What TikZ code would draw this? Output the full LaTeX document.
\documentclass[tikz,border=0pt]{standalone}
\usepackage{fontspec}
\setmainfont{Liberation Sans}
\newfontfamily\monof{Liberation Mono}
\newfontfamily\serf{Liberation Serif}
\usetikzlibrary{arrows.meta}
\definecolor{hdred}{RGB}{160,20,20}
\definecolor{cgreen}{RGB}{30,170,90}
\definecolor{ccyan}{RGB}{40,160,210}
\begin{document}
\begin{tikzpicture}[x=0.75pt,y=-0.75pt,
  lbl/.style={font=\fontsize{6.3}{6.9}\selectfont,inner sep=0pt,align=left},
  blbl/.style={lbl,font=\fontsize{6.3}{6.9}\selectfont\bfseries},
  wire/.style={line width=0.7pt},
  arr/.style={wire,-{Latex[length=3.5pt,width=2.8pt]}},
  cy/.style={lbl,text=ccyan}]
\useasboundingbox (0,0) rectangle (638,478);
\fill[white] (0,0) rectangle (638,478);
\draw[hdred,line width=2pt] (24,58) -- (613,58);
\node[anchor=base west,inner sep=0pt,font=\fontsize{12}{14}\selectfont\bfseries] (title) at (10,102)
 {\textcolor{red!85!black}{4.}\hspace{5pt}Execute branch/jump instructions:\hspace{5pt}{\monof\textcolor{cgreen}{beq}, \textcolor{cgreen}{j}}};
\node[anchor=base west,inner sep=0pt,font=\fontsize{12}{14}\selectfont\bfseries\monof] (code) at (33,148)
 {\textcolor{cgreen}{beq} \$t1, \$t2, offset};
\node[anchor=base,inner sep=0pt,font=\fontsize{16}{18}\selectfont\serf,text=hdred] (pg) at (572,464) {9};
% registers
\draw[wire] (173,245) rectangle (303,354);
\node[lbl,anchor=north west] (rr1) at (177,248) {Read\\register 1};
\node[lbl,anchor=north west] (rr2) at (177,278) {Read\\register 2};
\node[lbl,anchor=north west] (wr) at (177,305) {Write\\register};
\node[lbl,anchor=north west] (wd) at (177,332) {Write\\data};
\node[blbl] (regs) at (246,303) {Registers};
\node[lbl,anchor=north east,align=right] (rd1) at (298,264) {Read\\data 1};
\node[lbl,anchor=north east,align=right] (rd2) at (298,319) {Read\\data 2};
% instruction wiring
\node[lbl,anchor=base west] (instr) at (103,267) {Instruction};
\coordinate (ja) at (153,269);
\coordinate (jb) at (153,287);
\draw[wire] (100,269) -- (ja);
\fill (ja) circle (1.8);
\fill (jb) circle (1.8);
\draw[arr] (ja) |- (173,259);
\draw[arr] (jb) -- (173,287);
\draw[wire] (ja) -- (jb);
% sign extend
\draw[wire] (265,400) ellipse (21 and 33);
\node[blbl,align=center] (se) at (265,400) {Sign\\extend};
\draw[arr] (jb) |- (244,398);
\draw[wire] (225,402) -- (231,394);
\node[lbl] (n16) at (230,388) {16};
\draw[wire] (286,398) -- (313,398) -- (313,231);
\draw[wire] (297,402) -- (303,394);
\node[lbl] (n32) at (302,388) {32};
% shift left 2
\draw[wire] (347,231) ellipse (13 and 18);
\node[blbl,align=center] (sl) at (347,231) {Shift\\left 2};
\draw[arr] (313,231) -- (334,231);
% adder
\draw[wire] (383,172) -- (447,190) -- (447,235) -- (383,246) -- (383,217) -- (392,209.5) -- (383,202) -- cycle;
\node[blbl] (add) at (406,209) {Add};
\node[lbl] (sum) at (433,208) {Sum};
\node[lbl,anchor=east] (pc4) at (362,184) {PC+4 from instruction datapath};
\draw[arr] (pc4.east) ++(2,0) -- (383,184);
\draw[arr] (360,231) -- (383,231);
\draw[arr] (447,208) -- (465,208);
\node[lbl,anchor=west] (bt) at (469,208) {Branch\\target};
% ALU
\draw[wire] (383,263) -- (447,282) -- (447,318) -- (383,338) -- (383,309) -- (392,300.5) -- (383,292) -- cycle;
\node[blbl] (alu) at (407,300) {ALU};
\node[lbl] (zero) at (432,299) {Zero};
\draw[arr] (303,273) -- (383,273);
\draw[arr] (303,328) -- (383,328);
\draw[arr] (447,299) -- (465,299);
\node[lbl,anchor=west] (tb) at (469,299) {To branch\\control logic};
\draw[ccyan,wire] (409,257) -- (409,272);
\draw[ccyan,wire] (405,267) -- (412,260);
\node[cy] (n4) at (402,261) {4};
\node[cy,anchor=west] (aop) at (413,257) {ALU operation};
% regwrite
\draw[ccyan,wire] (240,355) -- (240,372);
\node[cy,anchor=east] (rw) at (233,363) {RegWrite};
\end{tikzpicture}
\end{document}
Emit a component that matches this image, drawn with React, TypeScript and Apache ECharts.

» **What the task requires**: Copy all lines from the material that contain "this".

» **Response to the exercise**:
What TikZ code would draw this? Output the full LaTeX document.
Emit a component that matches this image, drawn with React, TypeScript and Apache ECharts.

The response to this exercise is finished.